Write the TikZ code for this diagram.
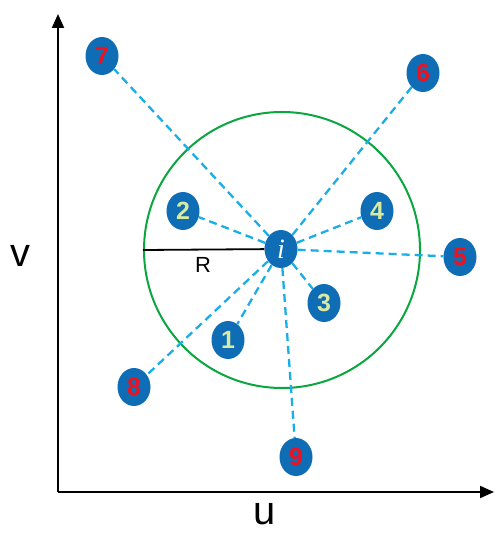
\documentclass[tikz,border=0pt]{standalone}
\usepackage{fontspec}
\setmainfont{Liberation Sans}
\newfontfamily\serifit{Liberation Serif}
\usetikzlibrary{shapes.geometric,arrows.meta,positioning}

\definecolor{nodeblue}{HTML}{0E6DB5}
\definecolor{linkcyan}{HTML}{1AAEE8}
\definecolor{rimgreen}{HTML}{0AA640}
\definecolor{numyellow}{HTML}{D8EBA0}
\definecolor{numred}{HTML}{F2101C}

\begin{document}
\begin{tikzpicture}[
    x=1bp, y=-1bp,
    agent/.style={ellipse, fill=nodeblue, draw=none, minimum width=33bp, minimum height=38bp, inner sep=0pt, font=\fontsize{25}{27}\selectfont\bfseries},
    near/.style={agent, text=numyellow},
    far/.style={agent, text=numred},
    link/.style={draw=linkcyan, dash pattern=on 8bp off 5bp, line width=2.3bp},
    axis/.style={draw, -{Triangle[length=14bp, width=12bp]}, line width=2bp}
]
    \useasboundingbox (0,0) rectangle (504,550);

    % axes
    \coordinate (origin) at (58,492);
    \coordinate (vtip) at (58,14);
    \coordinate (utip) at (494,492);
    \draw [axis] (origin) -- (vtip);
    \draw [axis] (origin) -- (utip);
    \node (vlab) at (20,256) {\fontsize{40}{44}\selectfont v};
    \node (ulab) at (265,514) {\fontsize{40}{44}\selectfont u};

    % neighbourhood
    \node [circle, draw=rimgreen, line width=2bp, minimum size=276bp, inner sep=0pt] (hood) at (282,250) {};

    % agents
    \node [agent, text=white, font=\fontsize{28}{30}\selectfont\serifit\itshape] (ci) at (281,249) {i};
    \node [near] (n1) at (228,340) {1};
    \node [near] (n2) at (183,211) {2};
    \node [near] (n3) at (324,303) {3};
    \node [near] (n4) at (377,211) {4};
    \node [far] (n5) at (460,257) {5};
    \node [far] (n6) at (423,73) {6};
    \node [far] (n7) at (102,56) {7};
    \node [far] (n8) at (134,387) {8};
    \node [far] (n9) at (296,457) {9};

    % radius
    \draw [line width=1.8bp] (hood.west) -- (ci);
    \node (rlab) at (203,265) {\fontsize{22}{24}\selectfont R};

    % links
    \foreach \k in {1,...,9}
        \draw [link] (ci) -- (n\k);
\end{tikzpicture}
\end{document}
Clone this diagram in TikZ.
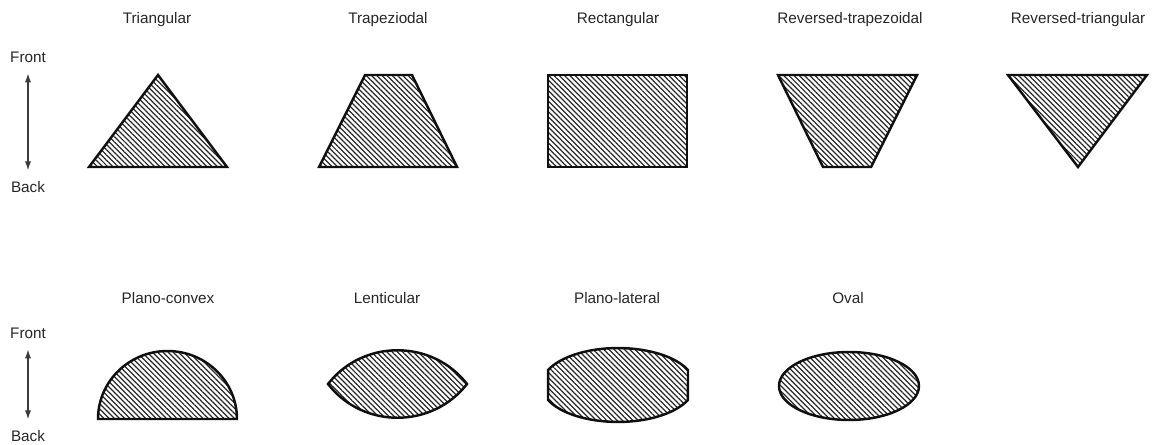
\documentclass[tikz,border=0pt]{standalone}
\usepackage{fontspec}
\setmainfont{Liberation Sans}
\usepackage{tikz}
\usetikzlibrary{arrows.meta, patterns.meta}
\definecolor{myline}{RGB}{15,15,15}
\definecolor{myhatch}{RGB}{40,40,40}
\definecolor{myarrow}{RGB}{60,60,60}
\tikzdeclarepattern{
  name=hatch,
  type=uncolored,
  bounding box={(0pt,-1pt) and (2pt,1pt)},
  tile size={(2pt,2.1pt)},
  tile transformation={rotate=-45},
  code={\draw[line width=0.7pt] (-0.1pt,0pt) -- (2.1pt,0pt);}
}
\tikzset{
  section/.style={draw=myline, line width=1.4pt, line join=miter,
    pattern=hatch, pattern color=myhatch},
  shapename/.style={font=\fontsize{8.7}{10}\selectfont, text=black!85},
  dirname/.style={font=\fontsize{8.7}{10}\selectfont, text=black!85},
  frontback/.style={{Latex[length=5pt,width=3.5pt]}-{Latex[length=5pt,width=3.5pt]},
    line width=0.6pt, color=myarrow, shorten <=0.1cm, shorten >=0.1cm}
}
\begin{document}
\begin{tikzpicture}[x=0.02cm, y=-0.02cm]
  \useasboundingbox (0,0) rectangle (1159,445);

  % Direction
  \node[dirname] (front1) at (28,57) {Front};
  \node[dirname] (back1) at (28,187) {Back};
  \draw[frontback] (front1) -- (back1);
  \node[dirname] (front2) at (28,333) {Front};
  \node[dirname] (back2) at (28,436) {Back};
  \draw[frontback] (front2) -- (back2);

  % Top row names
  \node[shapename] (tri) at (157,20) {Triangular};
  \node[shapename] (trap) at (388,20) {Trapeziodal};
  \node[shapename] (rect) at (618,20) {Rectangular};
  \node[shapename] (rtrap) at (850,20) {Reversed-trapezoidal};
  \node[shapename] (rtri) at (1078,20) {Reversed-triangular};

  % Top row sections
  \draw[section] (158,75) -- (227,167) -- (89,167) -- cycle;
  \draw[section] (365,75) -- (412,75) -- (457,167) -- (319,167) -- cycle;
  \draw[section] (548,75) rectangle (687,167);
  \draw[section] (778,75) -- (917,75) -- (871,167) -- (823,167) -- cycle;
  \draw[section] (1008,75) -- (1147,75) -- (1078,167) -- cycle;

  % Bottom row names
  \node[shapename] (pconv) at (168,298) {Plano-convex};
  \node[shapename] (lent) at (387,298) {Lenticular};
  \node[shapename] (plat) at (617,298) {Plano-lateral};
  \node[shapename] (oval) at (848,298) {Oval};

  % Bottom row sections
  \draw[section] (98,419) arc[start angle=180, end angle=0, x radius=1.39cm, y radius=1.36cm] -- cycle;
  \draw[section] (328,384) .. controls (363,339) and (432,339) .. (467,384)
    .. controls (432,429) and (363,429) .. (328,384) -- cycle;
  \draw[section] (688,370) arc[start angle=24, end angle=156, x radius=1.532cm, y radius=0.74cm]
    -- (548,400) arc[start angle=204, end angle=336, x radius=1.532cm, y radius=0.74cm] -- cycle;
  \draw[section] (849,386) ellipse[x radius=1.4cm, y radius=0.68cm];
\end{tikzpicture}
\end{document}
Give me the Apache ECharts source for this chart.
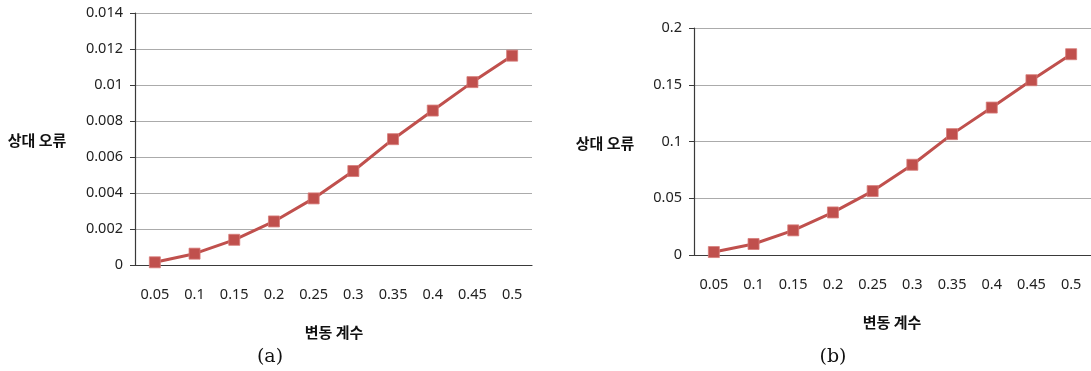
<!DOCTYPE html>
<html>
<head>
<meta charset="utf-8">
<script src="https://cdn.jsdelivr.net/npm/echarts@6/dist/echarts.min.js"></script>
<style>
  html, body { margin: 0; padding: 0; background: #ffffff; }
  #chart { width: 1091px; height: 371px; }
</style>
</head>
<body>
<div id="chart"></div>
<script>
// Coefficient of variation (x) shared by both panels
const categories = ['0.05', '0.1', '0.15', '0.2', '0.25', '0.3', '0.35', '0.4', '0.45', '0.5'];

// Panel (a): relative error
const errorA = [0.00015, 0.00063, 0.0014, 0.00242, 0.0037, 0.00522, 0.00699, 0.00858, 0.01016, 0.01163];
// Panel (b): relative error
const errorB = [0.0026, 0.0097, 0.0217, 0.0375, 0.0563, 0.0795, 0.1065, 0.1299, 0.154, 0.1769];

const yTitle = '상대 오류';
const xTitle = '변동 계수';
const panelLabels = ['(a)', '(b)'];

const RED = '#c0504d';
const numFont = '"Noto Sans", "Noto Sans CJK KR", sans-serif';

function xAxisFor(gridIndex) {
  return {
    type: 'category',
    gridIndex: gridIndex,
    data: categories,
    boundaryGap: true,
    axisLine: { show: true, lineStyle: { color: '#3a3a3a', width: 1.2 } },
    axisTick: { show: false },
    axisLabel: { color: '#222', fontSize: 14.5, fontFamily: numFont, margin: 23 },
    splitLine: { show: false }
  };
}

function yAxisFor(gridIndex, max, interval) {
  return {
    type: 'value',
    gridIndex: gridIndex,
    min: 0,
    max: max,
    interval: interval,
    axisLine: { show: true, lineStyle: { color: '#3a3a3a', width: 1.2 } },
    axisTick: { show: true, length: 5, lineStyle: { color: '#3a3a3a' } },
    axisLabel: { color: '#222', fontSize: 14.5, fontFamily: numFont, margin: 12 },
    splitLine: { show: true, lineStyle: { color: '#ababab', width: 1.2 } }
  };
}

function seriesFor(index, data) {
  return {
    type: 'line',
    xAxisIndex: index,
    yAxisIndex: index,
    data: data,
    symbol: 'rect',
    symbolSize: 11,
    showAllSymbol: true,
    lineStyle: { color: RED, width: 3 },
    itemStyle: { color: RED, borderColor: '#d77b78', borderWidth: 0.8 },
    emphasis: { disabled: true },
    animation: false
  };
}

function boldText(x, y, text) {
  return {
    type: 'text', x: x, y: y,
    style: {
      text: text, fill: '#111',
      font: 'bold 15px "Noto Sans CJK KR", sans-serif',
      align: 'center', verticalAlign: 'middle'
    }
  };
}

function panelText(x, y, text) {
  return {
    type: 'text', x: x, y: y,
    style: {
      text: text, fill: '#111',
      font: '19px "DejaVu Serif", "Liberation Serif", serif',
      align: 'center', verticalAlign: 'middle'
    }
  };
}

const chart = echarts.init(document.getElementById('chart'), null, { renderer: 'canvas' });
chart.setOption({
  backgroundColor: '#ffffff',
  animation: false,
  grid: [
    { left: 135, top: 13, width: 397, height: 252 },
    { left: 694, top: 28, width: 397, height: 227 }
  ],
  xAxis: [xAxisFor(0), xAxisFor(1)],
  yAxis: [yAxisFor(0, 0.014, 0.002), yAxisFor(1, 0.2, 0.05)],
  series: [seriesFor(0, errorA), seriesFor(1, errorB)],
  graphic: [
    boldText(37, 140, yTitle),
    boldText(334, 332, xTitle),
    panelText(270, 357, panelLabels[0]),
    boldText(605, 143, yTitle),
    boldText(892, 322, xTitle),
    panelText(833, 357, panelLabels[1])
  ]
});
</script>
</body>
</html>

+++

- The exercise -
Give again, please, precisely the lines that begin the records and run through the line with "(rlab) at (203,265)" in it, keeping both end lines and dropping any pictures.

- Answer to this exercise -
Write the TikZ code for this diagram.
\documentclass[tikz,border=0pt]{standalone}
\usepackage{fontspec}
\setmainfont{Liberation Sans}
\newfontfamily\serifit{Liberation Serif}
\usetikzlibrary{shapes.geometric,arrows.meta,positioning}

\definecolor{nodeblue}{HTML}{0E6DB5}
\definecolor{linkcyan}{HTML}{1AAEE8}
\definecolor{rimgreen}{HTML}{0AA640}
\definecolor{numyellow}{HTML}{D8EBA0}
\definecolor{numred}{HTML}{F2101C}

\begin{document}
\begin{tikzpicture}[
    x=1bp, y=-1bp,
    agent/.style={ellipse, fill=nodeblue, draw=none, minimum width=33bp, minimum height=38bp, inner sep=0pt, font=\fontsize{25}{27}\selectfont\bfseries},
    near/.style={agent, text=numyellow},
    far/.style={agent, text=numred},
    link/.style={draw=linkcyan, dash pattern=on 8bp off 5bp, line width=2.3bp},
    axis/.style={draw, -{Triangle[length=14bp, width=12bp]}, line width=2bp}
]
    \useasboundingbox (0,0) rectangle (504,550);

    % axes
    \coordinate (origin) at (58,492);
    \coordinate (vtip) at (58,14);
    \coordinate (utip) at (494,492);
    \draw [axis] (origin) -- (vtip);
    \draw [axis] (origin) -- (utip);
    \node (vlab) at (20,256) {\fontsize{40}{44}\selectfont v};
    \node (ulab) at (265,514) {\fontsize{40}{44}\selectfont u};

    % neighbourhood
    \node [circle, draw=rimgreen, line width=2bp, minimum size=276bp, inner sep=0pt] (hood) at (282,250) {};

    % agents
    \node [agent, text=white, font=\fontsize{28}{30}\selectfont\serifit\itshape] (ci) at (281,249) {i};
    \node [near] (n1) at (228,340) {1};
    \node [near] (n2) at (183,211) {2};
    \node [near] (n3) at (324,303) {3};
    \node [near] (n4) at (377,211) {4};
    \node [far] (n5) at (460,257) {5};
    \node [far] (n6) at (423,73) {6};
    \node [far] (n7) at (102,56) {7};
    \node [far] (n8) at (134,387) {8};
    \node [far] (n9) at (296,457) {9};

    % radius
    \draw [line width=1.8bp] (hood.west) -- (ci);
    \node (rlab) at (203,265) {\fontsize{22}{24}\selectfont R};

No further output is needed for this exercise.